Our current approach to recycling stemmed from the dire need for resources during the second world war; for the first time since the industrial revolution, our society started analysing our use of materials, the subsequent waste it generates, and how we can potentially reuse it.
Several decades later, the 70’s saw the professionalisation of the recycling sector and the appearance of the famous green three-arrowed recycling logo.

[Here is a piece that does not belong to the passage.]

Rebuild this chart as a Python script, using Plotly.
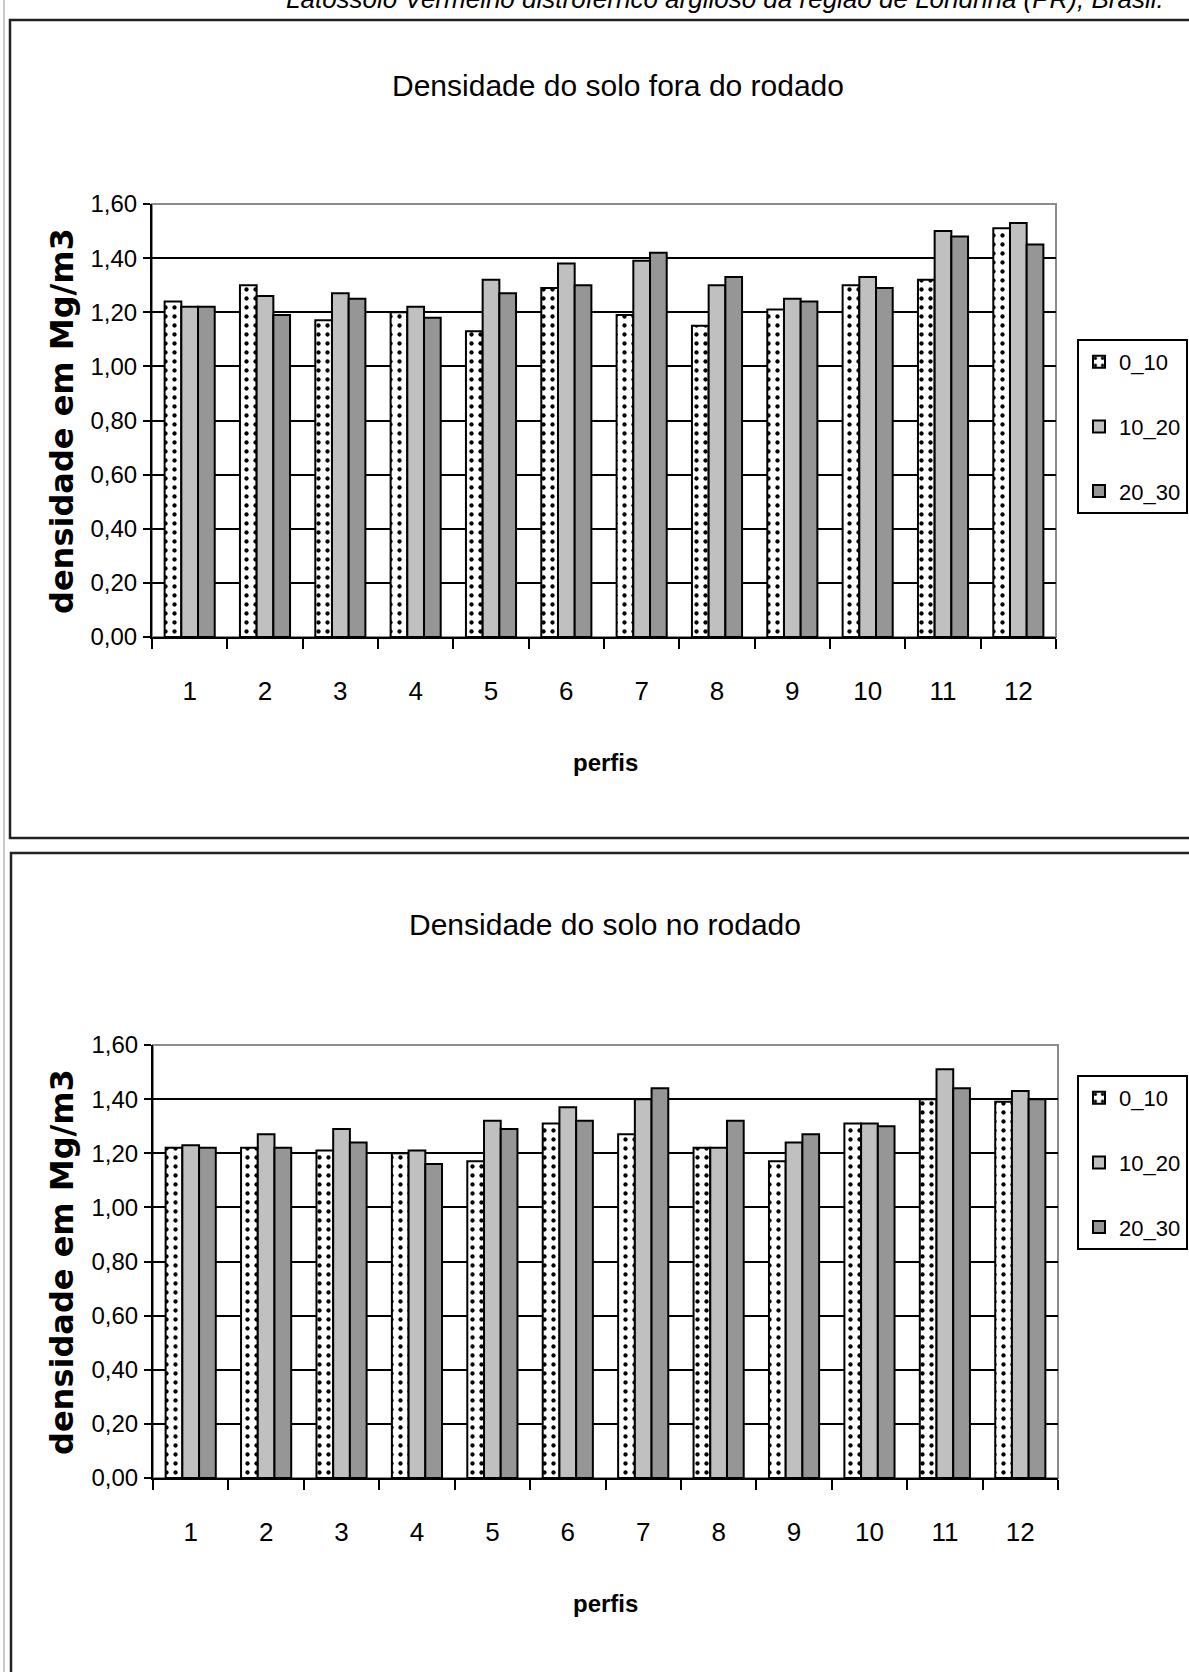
import plotly.graph_objects as go

# Soil bulk density (Mg/m3) per profile and depth layer
perfis = [str(i) for i in range(1, 13)]
camadas = ["0_10", "10_20", "20_30"]

fora_0_10 = [1.24, 1.30, 1.17, 1.20, 1.13, 1.29, 1.19, 1.15, 1.21, 1.30, 1.32, 1.51]
fora_10_20 = [1.22, 1.26, 1.27, 1.22, 1.32, 1.38, 1.39, 1.30, 1.25, 1.33, 1.50, 1.53]
fora_20_30 = [1.22, 1.19, 1.25, 1.18, 1.27, 1.30, 1.42, 1.33, 1.24, 1.29, 1.48, 1.45]

no_0_10 = [1.22, 1.22, 1.21, 1.20, 1.17, 1.31, 1.27, 1.22, 1.17, 1.31, 1.40, 1.39]
no_10_20 = [1.23, 1.27, 1.29, 1.21, 1.32, 1.37, 1.40, 1.22, 1.24, 1.31, 1.51, 1.43]
no_20_30 = [1.22, 1.22, 1.24, 1.16, 1.29, 1.32, 1.44, 1.32, 1.27, 1.30, 1.44, 1.40]

y_ticks = [0.0, 0.2, 0.4, 0.6, 0.8, 1.0, 1.2, 1.4, 1.6]

W, H = 1189, 1672
SANS = "Liberation Sans, Arial, sans-serif"
WIDE_BOLD = "DejaVu Sans, Arial, sans-serif"


def px_x(v):
    return v / W


def px_y(v):
    return 1 - v / H


fills = {
    "0_10": dict(color="white", pattern=dict(shape=".", fgcolor="black", bgcolor="white",
                                             size=9, solidity=0.18)),
    "10_20": dict(color="#c0c0c0"),
    "20_30": dict(color="#969696"),
}

fig = go.Figure()

panels = [
    ("x", "y", "legend", [fora_0_10, fora_10_20, fora_20_30]),
    ("x2", "y2", "legend2", [no_0_10, no_10_20, no_20_30]),
]
for xa, ya, leg, series in panels:
    for name, vals in zip(camadas, series):
        fig.add_trace(go.Bar(
            x=perfis, y=vals, name=name, xaxis=xa, yaxis=ya, legend=leg,
            legendgroup=leg + name,
            marker=dict(line=dict(color="black", width=2), **fills[name]),
        ))

# plot-area placement (pixels)
a1 = dict(x0=152, x1=1056, y0=204, y1=637)
a2 = dict(x0=153, x1=1058, y0=1045, y1=1478)

axis_common_x = dict(
    type="category", showline=True, linecolor="black", linewidth=2,
    ticks="outside", tickson="boundaries", ticklen=10, tickwidth=2, tickcolor="black",
    showgrid=False, ticklabelstandoff=30, automargin=False,
    tickfont=dict(family=SANS, size=26, color="black"),
)
axis_common_y = dict(
    range=[0, 1.6], tickvals=y_ticks, tickformat=".2f",
    showline=True, linecolor="black", linewidth=2,
    ticks="outside", ticklen=7, tickwidth=2, tickcolor="black",
    showgrid=True, gridcolor="black", gridwidth=2, zeroline=False,
    ticklabelstandoff=1, automargin=False,
    tickfont=dict(family=SANS, size=24, color="black"),
)

fig.update_layout(
    xaxis=dict(domain=[px_x(a1["x0"]), px_x(a1["x1"])], anchor="y", **axis_common_x),
    yaxis=dict(domain=[px_y(a1["y1"]), px_y(a1["y0"])], anchor="x", **axis_common_y),
    xaxis2=dict(domain=[px_x(a2["x0"]), px_x(a2["x1"])], anchor="y2", **axis_common_x),
    yaxis2=dict(domain=[px_y(a2["y1"]), px_y(a2["y0"])], anchor="x2", **axis_common_y),
)

legend_style = dict(
    xanchor="left", yanchor="top", bgcolor="white",
    bordercolor="black", borderwidth=2, tracegroupgap=33,
    font=dict(family=SANS, size=22, color="black"),
    itemwidth=30, traceorder="grouped",
)
fig.update_layout(
    legend=dict(x=px_x(1077), y=px_y(339), **legend_style),
    legend2=dict(x=px_x(1077), y=px_y(1075), **legend_style),
)

shapes = []
# gray plot-area borders
for xa, ya in (("x", "y"), ("x2", "y2")):
    shapes.append(dict(type="rect", xref=xa + " domain", yref=ya + " domain",
                       x0=0, x1=1, y0=0, y1=1, line=dict(color="#8c8c8c", width=2),
                       layer="below"))
# chart frames
shapes.append(dict(type="rect", xref="paper", yref="paper",
                   x0=px_x(10), x1=px_x(1200), y0=px_y(838), y1=px_y(20),
                   line=dict(color="#222222", width=2.5)))
shapes.append(dict(type="rect", xref="paper", yref="paper",
                   x0=px_x(11), x1=px_x(1200), y0=px_y(1690), y1=px_y(853),
                   line=dict(color="#222222", width=2.5)))
# page edge
shapes.append(dict(type="line", xref="paper", yref="paper",
                   x0=px_x(4), x1=px_x(4), y0=0, y1=1,
                   line=dict(color="#c8c8c8", width=2)))

annotations = []


def ann(text, x, y, size, family=SANS, bold=False, angle=0, italic=False):
    t = f"<b>{text}</b>" if bold else text
    if italic:
        t = f"<i>{t}</i>"
    annotations.append(dict(
        text=t, x=px_x(x), y=px_y(y), xref="paper", yref="paper",
        showarrow=False, xanchor="center", yanchor="middle", textangle=angle,
        font=dict(family=family, size=size, color="black"),
    ))


ann("Latossolo Vermelho distroférrico argiloso da região de Londrina (PR), Brasil.",
    725, -1, 26, italic=True)
ann("Densidade do solo fora do rodado", 618, 85, 30)
ann("Densidade do solo no rodado", 605, 925, 30)
ann("densidade em Mg/m3", 62, 421, 32, family=WIDE_BOLD, bold=True, angle=-90)
ann("densidade em Mg/m3", 62, 1262, 32, family=WIDE_BOLD, bold=True, angle=-90)
ann("perfis", 605, 762, 24, bold=True)
ann("perfis", 605, 1603, 24, bold=True)

fig.update_layout(
    template="none",
    shapes=shapes, annotations=annotations,
    width=W, height=H, margin=dict(l=0, r=0, t=0, b=0, autoexpand=False),
    paper_bgcolor="white", plot_bgcolor="white",
    barmode="group", bargap=0.335, bargroupgap=0,
    separators=",.", showlegend=True,
)

fig.write_html("out.html")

Today, with more than thirty years of a rising awareness on global warming and environmental health, our society has been relentlessly developing and innovating new ways to reduce the impact of our garbage waste on the planet.

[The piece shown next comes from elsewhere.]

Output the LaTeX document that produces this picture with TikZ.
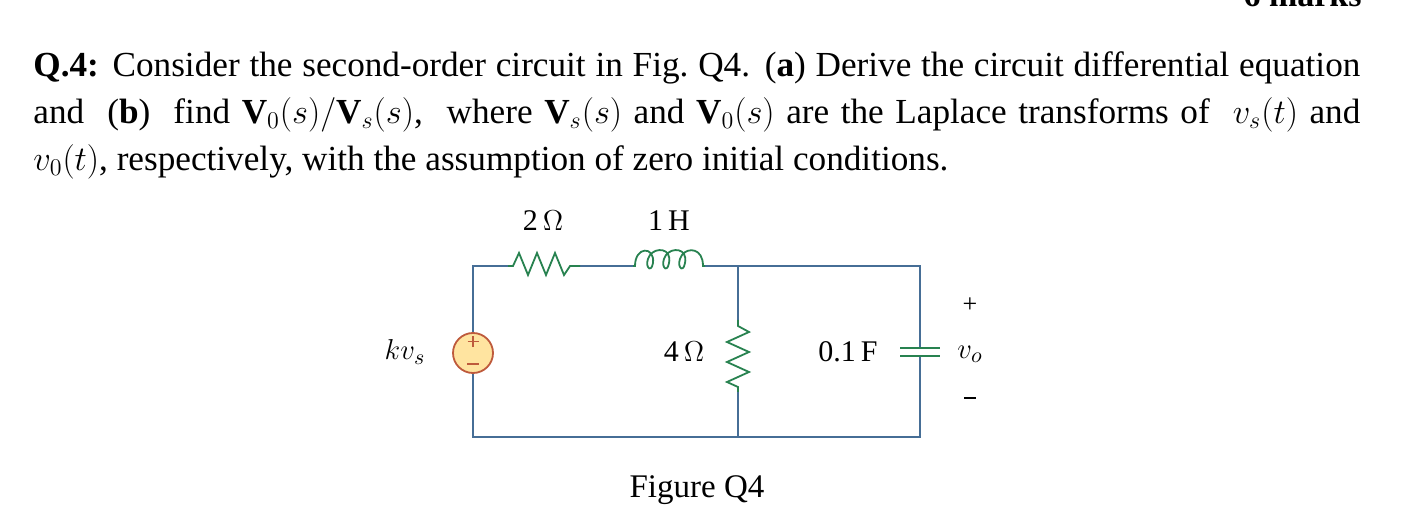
\documentclass[tikz,border=0pt]{standalone}
\usepackage{fontspec}
\setmainfont{Liberation Serif}
\usetikzlibrary{decorations.pathmorphing}
\definecolor{wire}{RGB}{70,110,150}
\definecolor{comp}{RGB}{40,130,80}
\definecolor{srcfill}{RGB}{255,228,160}
\definecolor{srcedge}{RGB}{190,90,60}
\begin{document}
\begin{tikzpicture}[x=0.5pt,y=-0.5pt,
  wirel/.style={draw=wire,line width=0.9pt},
  compl/.style={draw=comp,line width=0.9pt},
  lbl/.style={inner sep=0pt,font=\fontsize{15}{18}\selectfont}]
\useasboundingbox (0,0) rectangle (1409,513);
\clip (0,0) rectangle (1409,513);
% cut-off header
\node[anchor=base east,inner sep=0pt,font=\bfseries\fontsize{17}{20}\selectfont] (hdr) at (1362,7) {6 marks};
% question text
\node[anchor=north west,inner sep=0pt,text width=663.5pt,align=justify,
  font=\fontsize{17.6}{23.5}\selectfont] (q) at (33,51)
{\textbf{Q.4:} Consider the second-order circuit in Fig.~Q4. (\textbf{a}) Derive the circuit differential equation\linebreak and \ (\textbf{b}) \ find $\mathbf{V}_0(s)/\mathbf{V}_s(s)$, \ where $\mathbf{V}_s(s)$ and $\mathbf{V}_0(s)$ are the Laplace transforms of \ $v_s(t)$ and\linebreak $v_0(t)$, respectively, with the assumption of zero initial conditions.\par};
% wires
\coordinate (tl) at (473,266); \coordinate (tm) at (738,266); \coordinate (tr) at (920,266);
\coordinate (bl) at (473,437); \coordinate (bm) at (738,437); \coordinate (br) at (920,437);
\draw[wirel] (473,333) -- (tl) -- (508,266);
\draw[wirel] (580,266) -- (633,266);
\draw[wirel] (705,266) -- (tr) -- (920,348);
\draw[wirel] (tm) -- (738,320);
\draw[wirel] (738,392) -- (bm);
\draw[wirel] (473,373) -- (bl) -- (br) -- (920,356);
% 2 ohm resistor
\draw[compl] (508,266) -- (513,266) -- (519,253) -- (528,275) -- (537,253) -- (546,275) -- (555,253) -- (564,275) -- (570,266) -- (580,266);
% inductor
\draw[compl] (633,266) -- (635,266) .. controls (635,246) and (655,246) .. (653,263)
  .. controls (651,275) and (643,265) .. (650,255) .. controls (656,247) and (672,248) .. (669,263)
  .. controls (667,275) and (659,265) .. (666,255) .. controls (672,247) and (688,248) .. (685,263)
  .. controls (683,275) and (675,265) .. (682,255) .. controls (688,247) and (703,248) .. (703,266) -- (705,266);
% 4 ohm resistor
\draw[compl] (738,320) -- (738,326) -- (749,332) -- (727,342) -- (749,352) -- (727,362) -- (749,372) -- (727,382) -- (738,387) -- (738,392);
% capacitor
\draw[compl,line width=1.1pt] (900,348) -- (940,348) (900,356) -- (940,356);
% source
\node[circle,draw=srcedge,fill=srcfill,line width=0.9pt,inner sep=0pt,minimum size=20pt] (src) at (473,353) {};
\draw[srcedge,line width=0.9pt] (473,336) -- (473,347) (467.5,341.5) -- (478.5,341.5) (467,364) -- (479,364);
% labels
\node[lbl] (l2) at (543,221) {2\,$\Omega$};
\node[lbl] (l1) at (669,221) {1\,H};
\node[lbl] (l4) at (684,352) {4\,$\Omega$};
\node[lbl] (lc) at (848,352) {0.1\,F};
\node[lbl] (lk) at (405,352) {$kv_s$};
\node[lbl,font=\fontsize{13}{15}\selectfont] (lp) at (970,305) {+};
\node[lbl] (lv) at (970,354) {$v_o$};
\node[lbl] (lm) at (970,398) {\rule{6pt}{0.6pt}};
\node[inner sep=0pt,font=\fontsize{16.5}{20}\selectfont] (fig) at (697,490) {Figure Q4};
\end{tikzpicture}
\end{document}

Currently, recycling is based on three fundamental rules:
Through the selective sorting of our waste, reduce the amount of recyclable materials dumped in tips.
By giving a second life to second-hand objects (mobile phones, furniture, clothing,...) instead of being thrown away, we reduce the amount of wasted non-recyclable materials, and further avoid consuming new resources.
Through either a physical or chemical transformation, recyclable materials can be reformed and reused into new objects.
Over the last decade, Switzerland has become the European champion in glass and plastic (PET) recycling, and is one of the countries with the highest rate of recycled material per inhabitant.
This record is a consequence of a growing public awareness to issues surrounding recycling, as well as the Swiss government providing local tips across cantons. In addition, Geneva has seen citizen movements rise in the last twenty years with the aim to promote environmentally-friendly concepts; sites such as keepinuse.ch and ge-repare.ch are aiming to give a second life to our everyday objects by either repairing them or finding someone who might find a use for them. Other organisations, such as Caritas or the “Armée du Salut”, sell public donations to raise money for local charities.
A second movement which has become recently very popular aims at reducing our food waste from restaurants and supermarket chains: in Switzerland alone, more than 2.3 million tons of food are wasted each year. In Geneva, apps such as “Too Good To Go” and “Sav’Eat” have saved thousands of tons of edible food from waste and redistributed it across to charities. Furthermore, many households have started using compost as a method to further reduce their alimentary waste, as 50% of food thrown away is actually domestic.
On the 13th of April, we will be holding our open days here at Spell, and this year we will be promoting an ecological mindset towards recycling and reusing materials to raise awareness in both children and adults on how our individual actions can have a global impact.
Thus, we would like to extend our invitation and ask you to bring a bag full of common recyclables (PET plastic, cardboards,...) for the children to build an amazing work of art during our fun-tas-tic workshops. Furthermore, if you have any undesirable second hand objects such as books, toys or clothing, we will be holding a collection on the day which we will then redistribute to local charities across Geneva.
All the recycled materials used in the works of art will be brought by Spell to local tips for recycling at the end of the day.